Das Spectrum, anfänglich Versuchsfeld genannt, ist am 14. Dezember 1982 als erste Abteilung des Museums ans Publikum gegangen. In der Ausstellung des Vereins in der Urania wurde ein Raum freigemacht, um dort die ersten Hands-on Experimente zur Erprobung präsentiert. Es gab darüber einen Bericht im Tagesspiegel vom 31.12.1982. Als das Museum am 14. Dezember 1983 eröffnet wurde gab es das Versuchsfeld mit 40 Exponaten. Beim Umzug des Versuchsfeldes in den Schwechtenbau wurde das Versuchsfeld in Spectrum umbenannt.
2.
Am Tage der Eröffnung des Museums am 14. Dezember 1983 gab es eine erste Ausstellung zur Datentechnik, die der spätere Leiter der Datentechnik am Deutschen Museum München, Hartmut Petzold, und ich erstellt hatten. Die Jaquard-Steuerung habe ich bei der Textilfirma Wattendorff in Borghorst bei Münster abgeholt*. Auch die Beschaffung der Powers-Maschine von einem Sammler in Frankfurt habe ich durchgeführt.
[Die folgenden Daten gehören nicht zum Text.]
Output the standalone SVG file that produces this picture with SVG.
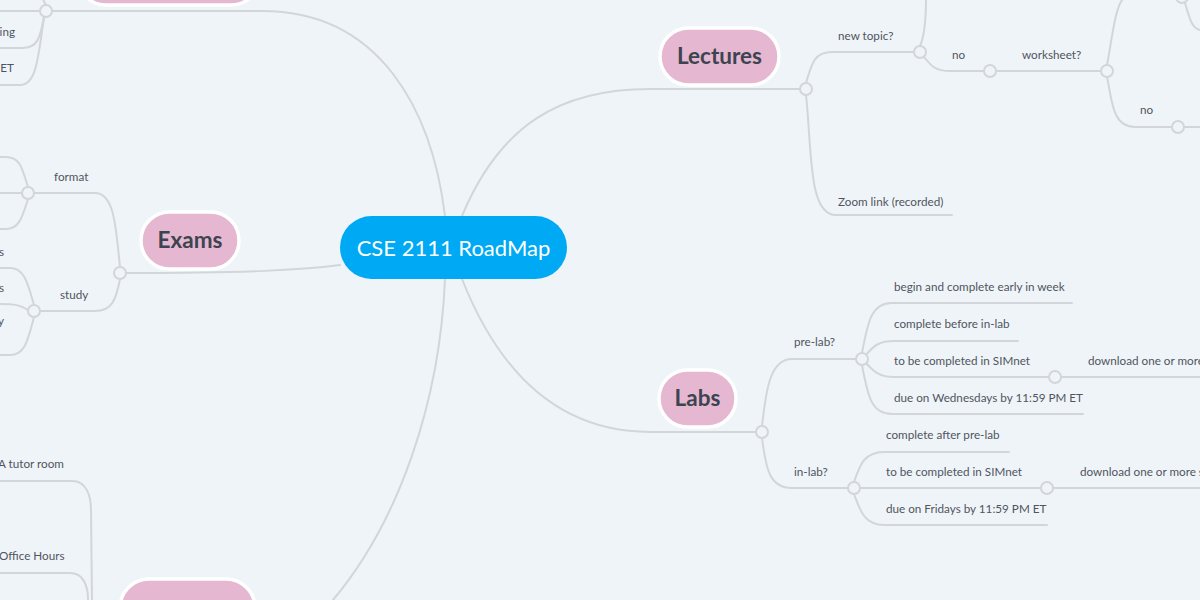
<svg xmlns="http://www.w3.org/2000/svg" width="1200" height="600" viewBox="0 0 1200 600">
<style>
.c{fill:none;stroke:#d2d6da;stroke-width:2;stroke-linecap:round}
.hub{fill:#eff4f8;stroke:#d2d6da;stroke-width:2}
.lbl{font-family:Lato,"Liberation Sans",sans-serif;font-size:11.7px;fill:#4f5560}
.main{fill:#e6b7d0;stroke:#ffffff;stroke-width:3.5}
.mt{font-family:Lato,"Liberation Sans",sans-serif;font-size:22.5px;font-weight:bold;fill:#3c4450;text-anchor:middle}
</style>
<rect width="1200" height="600" fill="#eff4f8"/>
<g id="connectors">
<path class="c" d="M445 216 C432 110 380 11 262 11 L52 11"/>
<path class="c" d="M462 216 C500 125 560 89 650 89 L800 89"/>
<path class="c" d="M462 279 C500 375 560 432 650 432 L756 432"/>
<path class="c" d="M340 265 C300 270 250 273 126 273"/>
<path class="c" d="M445 279 C440 400 400 520 333 600"/>
<path class="c" d="M46 5 C44 2 43 0 42 -4"/>
<path class="c" d="M40 11 L0 11"/>
<path class="c" d="M44 17 C40 38 38 48 22 48 L0 48"/>
<path class="c" d="M44 17 C38 60 36 85 20 85 L0 85"/>
<path class="c" d="M806 83 C812 62 815 52 832 52 L914 52"/>
<path class="c" d="M806 95 C812 150 808 215 836 215 L952 215"/>
<path class="c" d="M920 46 C925 35 926 15 926 -2"/>
<path class="c" d="M924 57 C932 67 936 71 950 71 L984 71"/>
<path class="c" d="M996 71 L1101 71"/>
<path class="c" d="M1107 65 C1112 40 1115 5 1124 -2"/>
<path class="c" d="M1107 77 C1112 100 1112 127 1135 127 L1172 127"/>
<path class="c" d="M1184 127 L1200 127"/>
<path class="c" d="M1185 3 C1190 20 1192 28 1200 30"/>
<path class="c" d="M762 426 C766 390 770 359 792 359 L856 359"/>
<path class="c" d="M762 438 C766 470 770 488 792 488 L848 488"/>
<path class="c" d="M862 353 C868 320 872 303 892 303 L1072 303"/>
<path class="c" d="M866 355 C874 345 880 341 894 341 L1018 341"/>
<path class="c" d="M866 363 C874 372 880 377 894 377 L1049 377"/>
<path class="c" d="M862 365 C868 398 872 414 892 414 L1083 414"/>
<path class="c" d="M1061 377 L1200 377"/>
<path class="c" d="M854 482 C860 465 864 452 884 452 L1009 452"/>
<path class="c" d="M860 488 L1041 488"/>
<path class="c" d="M854 494 C860 510 864 525 884 525 L1047 525"/>
<path class="c" d="M1053 488 L1200 488"/>
<path class="c" d="M120 267 C116 230 115 193 95 193 L34 193"/>
<path class="c" d="M120 279 C116 300 112 311 95 311 L40 311"/>
<path class="c" d="M28 187 C22 168 20 157 6 157 L0 157"/>
<path class="c" d="M22 193 L0 193"/>
<path class="c" d="M28 199 C22 218 19 229 6 229 L0 229"/>
<path class="c" d="M34 305 C28 285 25 268 10 268 L0 268"/>
<path class="c" d="M28 310 C20 305 15 304 0 304"/>
<path class="c" d="M34 317 C28 340 25 355 10 355 L0 355"/>
<path class="c" d="M0 481 L72 481 C86 481 91 495 91 510 L92 600"/>
<path class="c" d="M0 573 L70 573 C83 573 88 585 88 600"/>
</g>
<g id="hubs">
<circle class="hub" cx="46" cy="11" r="6"/>
<circle class="hub" cx="806" cy="89" r="6"/>
<circle class="hub" cx="920" cy="52" r="6"/>
<circle class="hub" cx="990" cy="71" r="6"/>
<circle class="hub" cx="1107" cy="71" r="6"/>
<circle class="hub" cx="1178" cy="127" r="6"/>
<circle class="hub" cx="1182" cy="-3" r="6"/>
<circle class="hub" cx="762" cy="432" r="6"/>
<circle class="hub" cx="862" cy="359" r="6"/>
<circle class="hub" cx="1055" cy="377" r="6"/>
<circle class="hub" cx="854" cy="488" r="6"/>
<circle class="hub" cx="1047" cy="488" r="6"/>
<circle class="hub" cx="120" cy="273" r="6"/>
<circle class="hub" cx="28" cy="193" r="6"/>
<circle class="hub" cx="34" cy="311" r="6"/>
</g>
<g id="root">
<rect x="340" y="216" width="227" height="63" rx="31.5" fill="#00a9f4"/>
<text x="453.5" y="255.5" font-family="Lato,'Liberation Sans',sans-serif" font-size="22" fill="#ffffff" text-anchor="middle">CSE 2111 RoadMap</text>
</g>
<g id="topic-top-left"><rect class="main" x="77" y="-53" width="183" height="58" rx="29"/></g>
<g id="topic-lectures"><rect class="main" x="660" y="28" width="119" height="57" rx="28.5"/><text class="mt" x="719.5" y="64">Lectures</text></g>
<g id="topic-labs"><rect class="main" x="659" y="370" width="77" height="57" rx="28.5"/><text class="mt" x="697.5" y="406">Labs</text></g>
<g id="topic-exams"><rect class="main" x="141" y="212" width="98" height="57" rx="28.5"/><text class="mt" x="190" y="248">Exams</text></g>
<g id="topic-bottom"><rect class="main" x="120" y="579" width="135" height="58" rx="29"/></g>
<g id="labels">
<text class="lbl" x="15" y="36" text-anchor="end">ing</text>
<text class="lbl" x="14" y="72" text-anchor="end">ET</text>
<text class="lbl" x="838" y="40">new topic?</text>
<text class="lbl" x="952" y="59">no</text>
<text class="lbl" x="1022" y="59">worksheet?</text>
<text class="lbl" x="1140" y="114">no</text>
<text class="lbl" x="838" y="206">Zoom link (recorded)</text>
<text class="lbl" x="794" y="346">pre-lab?</text>
<text class="lbl" x="894" y="291">begin and complete early in week</text>
<text class="lbl" x="894" y="328">complete before in-lab</text>
<text class="lbl" x="894" y="365">to be completed in SIMnet</text>
<text class="lbl" x="1088" y="365">download one or more</text>
<text class="lbl" x="894" y="402">due on Wednesdays by 11:59 PM ET</text>
<text class="lbl" x="886" y="439">complete after pre-lab</text>
<text class="lbl" x="794" y="476">in-lab?</text>
<text class="lbl" x="886" y="476">to be completed in SIMnet</text>
<text class="lbl" x="1080" y="476">download one or more s</text>
<text class="lbl" x="886" y="513">due on Fridays by 11:59 PM ET</text>
<text class="lbl" x="54" y="181">format</text>
<text class="lbl" x="60" y="299">study</text>
<text class="lbl" x="4" y="256" text-anchor="end">s</text>
<text class="lbl" x="4" y="292" text-anchor="end">s</text>
<text class="lbl" x="4" y="325" text-anchor="end">y</text>
<text class="lbl" x="-2" y="468">A tutor room</text>
<text class="lbl" x="-1" y="560">Office Hours</text>
</g>
</svg>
Damals schon haben Hartmut Petzold und ich uns beim Direktor beschwert, weil der Vizedirektor Klaus Streckebach, dem die Werkstätten unterstanden, uns ständig Steine in den Weg gelegt hat. Gottmann hat dann Hartmut Petzold wegen Quengelei rausgeworfen, statt seinen Stellvertreter zu rüffeln. Er hatte seinen Vize einfach nicht im Griff.
Am Abend des Tages vor der Eröffnung wollte die Firma Fairform die Ausstellungsteile wie z. B. das Podest für die Jaquard-Steuerung liefern und die Hilfe der Werkstätten war nötig. Da hat der Vize seine Mitarbeiter vorzeitig nach Hause geschickt. In letzter Minute konnte ich erreichen, das die Firma mit voller Besetzung den Transport und den Aufbau gewährleistet hat.
Im ersten Jahr des Museums war ich neben der Leitung des Versuchsfeldes auch für die Sammlungsbereiche Nachrichtentechnik, Energietechnik, Messtechnik und Datentechnik kommissarisch zuständig, bis nach und nach die Abteilungsleiter eingestellt wurden. Hadwig Dorsch wurde knapp 1 Jahr nach der Eröffnung als Abteilungsleiterin eingestellt.
* Eine Anmerkung: Als ich die Firma Wattendorff besuchte, sagte der Chef der Firma: „Schaun Sie mal aus dem Fenster. Dort sehen Sie den Kirchturm. In der Kirche hat ihr Chef gepredigt“.